> **GIVEN INSTRUCTION**
Write out every line of the material as it stands, apart from the pictures.

> **DATA SEGMENT**
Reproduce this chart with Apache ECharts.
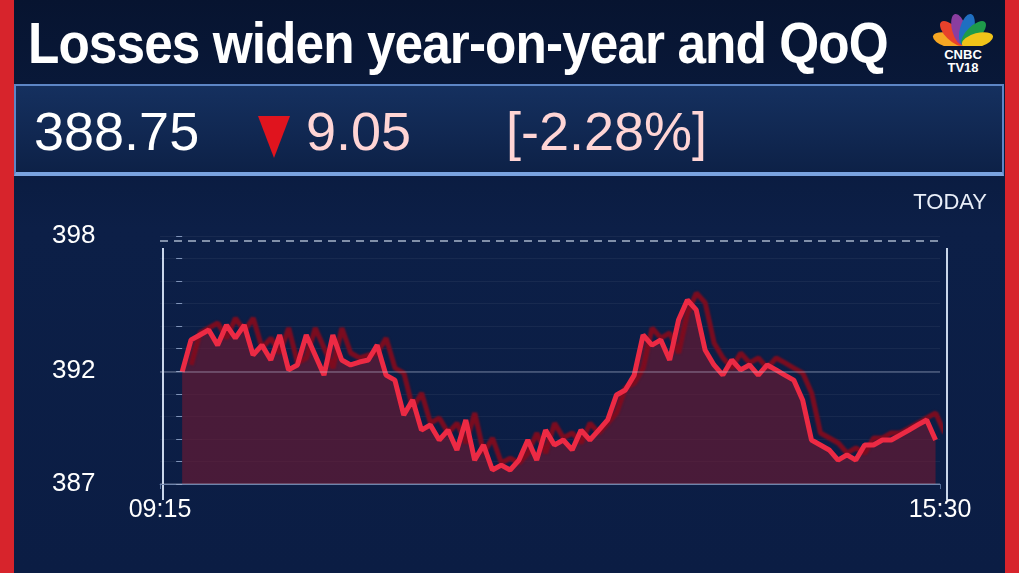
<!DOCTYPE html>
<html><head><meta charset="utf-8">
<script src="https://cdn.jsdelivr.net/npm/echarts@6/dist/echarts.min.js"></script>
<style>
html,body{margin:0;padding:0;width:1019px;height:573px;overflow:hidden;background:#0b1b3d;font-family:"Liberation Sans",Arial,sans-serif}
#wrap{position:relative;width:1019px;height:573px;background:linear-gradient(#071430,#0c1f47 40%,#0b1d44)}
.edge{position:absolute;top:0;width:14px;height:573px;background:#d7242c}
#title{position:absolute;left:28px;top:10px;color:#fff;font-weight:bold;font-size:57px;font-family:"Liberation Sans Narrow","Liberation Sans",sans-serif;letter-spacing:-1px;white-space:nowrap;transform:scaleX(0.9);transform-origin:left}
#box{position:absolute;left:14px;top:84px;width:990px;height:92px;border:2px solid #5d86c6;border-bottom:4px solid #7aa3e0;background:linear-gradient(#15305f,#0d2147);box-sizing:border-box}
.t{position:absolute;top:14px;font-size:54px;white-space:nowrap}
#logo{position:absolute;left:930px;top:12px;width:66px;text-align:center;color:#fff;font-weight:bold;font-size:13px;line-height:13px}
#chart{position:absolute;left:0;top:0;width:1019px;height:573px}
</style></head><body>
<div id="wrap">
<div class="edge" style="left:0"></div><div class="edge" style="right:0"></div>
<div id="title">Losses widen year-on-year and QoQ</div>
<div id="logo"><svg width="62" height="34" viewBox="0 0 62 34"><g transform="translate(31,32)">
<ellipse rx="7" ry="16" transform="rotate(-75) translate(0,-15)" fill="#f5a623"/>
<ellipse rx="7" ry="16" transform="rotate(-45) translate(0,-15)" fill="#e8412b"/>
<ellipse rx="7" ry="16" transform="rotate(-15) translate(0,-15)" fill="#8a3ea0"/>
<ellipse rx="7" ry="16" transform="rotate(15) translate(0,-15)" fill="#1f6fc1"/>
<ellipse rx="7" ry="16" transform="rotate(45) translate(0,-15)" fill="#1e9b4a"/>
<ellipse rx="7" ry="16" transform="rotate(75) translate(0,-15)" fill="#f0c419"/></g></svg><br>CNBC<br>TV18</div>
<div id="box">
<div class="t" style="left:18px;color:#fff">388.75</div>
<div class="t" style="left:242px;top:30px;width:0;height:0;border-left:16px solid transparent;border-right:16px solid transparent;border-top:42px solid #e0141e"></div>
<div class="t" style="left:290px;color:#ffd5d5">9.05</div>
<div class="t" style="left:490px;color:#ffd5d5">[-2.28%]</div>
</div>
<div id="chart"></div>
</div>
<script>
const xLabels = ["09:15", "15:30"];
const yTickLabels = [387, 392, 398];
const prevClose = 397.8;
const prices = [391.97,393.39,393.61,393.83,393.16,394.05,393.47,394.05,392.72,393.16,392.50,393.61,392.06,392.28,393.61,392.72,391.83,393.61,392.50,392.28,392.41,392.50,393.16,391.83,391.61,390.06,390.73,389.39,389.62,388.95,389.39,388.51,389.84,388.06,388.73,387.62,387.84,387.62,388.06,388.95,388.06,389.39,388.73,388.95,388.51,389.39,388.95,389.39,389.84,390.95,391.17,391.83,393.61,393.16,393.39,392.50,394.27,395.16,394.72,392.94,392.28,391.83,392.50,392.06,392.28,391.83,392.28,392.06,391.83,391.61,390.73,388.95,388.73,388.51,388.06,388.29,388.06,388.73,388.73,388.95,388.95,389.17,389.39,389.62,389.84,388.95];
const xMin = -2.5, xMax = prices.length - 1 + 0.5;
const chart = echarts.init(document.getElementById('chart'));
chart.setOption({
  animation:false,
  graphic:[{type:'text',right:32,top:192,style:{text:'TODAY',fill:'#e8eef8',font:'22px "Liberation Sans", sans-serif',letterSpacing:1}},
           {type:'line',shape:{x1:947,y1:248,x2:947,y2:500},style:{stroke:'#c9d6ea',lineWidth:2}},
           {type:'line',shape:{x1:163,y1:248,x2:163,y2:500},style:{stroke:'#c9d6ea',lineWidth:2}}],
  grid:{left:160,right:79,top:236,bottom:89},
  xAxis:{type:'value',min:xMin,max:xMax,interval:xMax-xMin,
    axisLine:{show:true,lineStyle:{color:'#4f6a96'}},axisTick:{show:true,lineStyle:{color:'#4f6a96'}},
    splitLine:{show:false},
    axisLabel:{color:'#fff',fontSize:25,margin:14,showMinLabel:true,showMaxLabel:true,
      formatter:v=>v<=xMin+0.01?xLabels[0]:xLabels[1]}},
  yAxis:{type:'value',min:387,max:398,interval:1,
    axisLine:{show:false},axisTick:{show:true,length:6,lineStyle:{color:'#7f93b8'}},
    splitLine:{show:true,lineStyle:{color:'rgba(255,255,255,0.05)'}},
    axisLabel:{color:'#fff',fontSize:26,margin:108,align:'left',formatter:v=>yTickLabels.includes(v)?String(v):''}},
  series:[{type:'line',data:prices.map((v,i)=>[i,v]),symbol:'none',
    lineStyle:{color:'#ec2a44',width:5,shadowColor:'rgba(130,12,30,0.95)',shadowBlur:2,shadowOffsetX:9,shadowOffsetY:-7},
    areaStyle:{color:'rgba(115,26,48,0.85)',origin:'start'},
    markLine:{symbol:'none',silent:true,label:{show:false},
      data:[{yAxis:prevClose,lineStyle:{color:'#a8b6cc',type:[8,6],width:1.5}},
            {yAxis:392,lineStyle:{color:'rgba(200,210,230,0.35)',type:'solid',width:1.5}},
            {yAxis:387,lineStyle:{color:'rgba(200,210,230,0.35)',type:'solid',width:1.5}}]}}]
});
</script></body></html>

> **WRITTEN SOLUTION**
Reproduce this chart with Apache ECharts.
<!DOCTYPE html>
<html><head><meta charset="utf-8">
<script src="https://cdn.jsdelivr.net/npm/echarts@6/dist/echarts.min.js"></script>
<style>
html,body{margin:0;padding:0;width:1019px;height:573px;overflow:hidden;background:#0b1b3d;font-family:"Liberation Sans",Arial,sans-serif}
#wrap{position:relative;width:1019px;height:573px;background:linear-gradient(#071430,#0c1f47 40%,#0b1d44)}
.edge{position:absolute;top:0;width:14px;height:573px;background:#d7242c}
#title{position:absolute;left:28px;top:10px;color:#fff;font-weight:bold;font-size:57px;font-family:"Liberation Sans Narrow","Liberation Sans",sans-serif;letter-spacing:-1px;white-space:nowrap;transform:scaleX(0.9);transform-origin:left}
#box{position:absolute;left:14px;top:84px;width:990px;height:92px;border:2px solid #5d86c6;border-bottom:4px solid #7aa3e0;background:linear-gradient(#15305f,#0d2147);box-sizing:border-box}
.t{position:absolute;top:14px;font-size:54px;white-space:nowrap}
#logo{position:absolute;left:930px;top:12px;width:66px;text-align:center;color:#fff;font-weight:bold;font-size:13px;line-height:13px}
#chart{position:absolute;left:0;top:0;width:1019px;height:573px}
</style></head><body>
<div id="wrap">
<div class="edge" style="left:0"></div><div class="edge" style="right:0"></div>
<div id="title">Losses widen year-on-year and QoQ</div>
<div id="logo"><svg width="62" height="34" viewBox="0 0 62 34"><g transform="translate(31,32)">
<ellipse rx="7" ry="16" transform="rotate(-75) translate(0,-15)" fill="#f5a623"/>
<ellipse rx="7" ry="16" transform="rotate(-45) translate(0,-15)" fill="#e8412b"/>
<ellipse rx="7" ry="16" transform="rotate(-15) translate(0,-15)" fill="#8a3ea0"/>
<ellipse rx="7" ry="16" transform="rotate(15) translate(0,-15)" fill="#1f6fc1"/>
<ellipse rx="7" ry="16" transform="rotate(45) translate(0,-15)" fill="#1e9b4a"/>
<ellipse rx="7" ry="16" transform="rotate(75) translate(0,-15)" fill="#f0c419"/></g></svg><br>CNBC<br>TV18</div>
<div id="box">
<div class="t" style="left:18px;color:#fff">388.75</div>
<div class="t" style="left:242px;top:30px;width:0;height:0;border-left:16px solid transparent;border-right:16px solid transparent;border-top:42px solid #e0141e"></div>
<div class="t" style="left:290px;color:#ffd5d5">9.05</div>
<div class="t" style="left:490px;color:#ffd5d5">[-2.28%]</div>
</div>
<div id="chart"></div>
</div>
<script>
const xLabels = ["09:15", "15:30"];
const yTickLabels = [387, 392, 398];
const prevClose = 397.8;
const prices = [391.97,393.39,393.61,393.83,393.16,394.05,393.47,394.05,392.72,393.16,392.50,393.61,392.06,392.28,393.61,392.72,391.83,393.61,392.50,392.28,392.41,392.50,393.16,391.83,391.61,390.06,390.73,389.39,389.62,388.95,389.39,388.51,389.84,388.06,388.73,387.62,387.84,387.62,388.06,388.95,388.06,389.39,388.73,388.95,388.51,389.39,388.95,389.39,389.84,390.95,391.17,391.83,393.61,393.16,393.39,392.50,394.27,395.16,394.72,392.94,392.28,391.83,392.50,392.06,392.28,391.83,392.28,392.06,391.83,391.61,390.73,388.95,388.73,388.51,388.06,388.29,388.06,388.73,388.73,388.95,388.95,389.17,389.39,389.62,389.84,388.95];
const xMin = -2.5, xMax = prices.length - 1 + 0.5;
const chart = echarts.init(document.getElementById('chart'));
chart.setOption({
  animation:false,
  graphic:[{type:'text',right:32,top:192,style:{text:'TODAY',fill:'#e8eef8',font:'22px "Liberation Sans", sans-serif',letterSpacing:1}},
           {type:'line',shape:{x1:947,y1:248,x2:947,y2:500},style:{stroke:'#c9d6ea',lineWidth:2}},
           {type:'line',shape:{x1:163,y1:248,x2:163,y2:500},style:{stroke:'#c9d6ea',lineWidth:2}}],
  grid:{left:160,right:79,top:236,bottom:89},
  xAxis:{type:'value',min:xMin,max:xMax,interval:xMax-xMin,
    axisLine:{show:true,lineStyle:{color:'#4f6a96'}},axisTick:{show:true,lineStyle:{color:'#4f6a96'}},
    splitLine:{show:false},
    axisLabel:{color:'#fff',fontSize:25,margin:14,showMinLabel:true,showMaxLabel:true,
      formatter:v=>v<=xMin+0.01?xLabels[0]:xLabels[1]}},
  yAxis:{type:'value',min:387,max:398,interval:1,
    axisLine:{show:false},axisTick:{show:true,length:6,lineStyle:{color:'#7f93b8'}},
    splitLine:{show:true,lineStyle:{color:'rgba(255,255,255,0.05)'}},
    axisLabel:{color:'#fff',fontSize:26,margin:108,align:'left',formatter:v=>yTickLabels.includes(v)?String(v):''}},
  series:[{type:'line',data:prices.map((v,i)=>[i,v]),symbol:'none',
    lineStyle:{color:'#ec2a44',width:5,shadowColor:'rgba(130,12,30,0.95)',shadowBlur:2,shadowOffsetX:9,shadowOffsetY:-7},
    areaStyle:{color:'rgba(115,26,48,0.85)',origin:'start'},
    markLine:{symbol:'none',silent:true,label:{show:false},
      data:[{yAxis:prevClose,lineStyle:{color:'#a8b6cc',type:[8,6],width:1.5}},
            {yAxis:392,lineStyle:{color:'rgba(200,210,230,0.35)',type:'solid',width:1.5}},
            {yAxis:387,lineStyle:{color:'rgba(200,210,230,0.35)',type:'solid',width:1.5}}]}}]
});
</script></body></html>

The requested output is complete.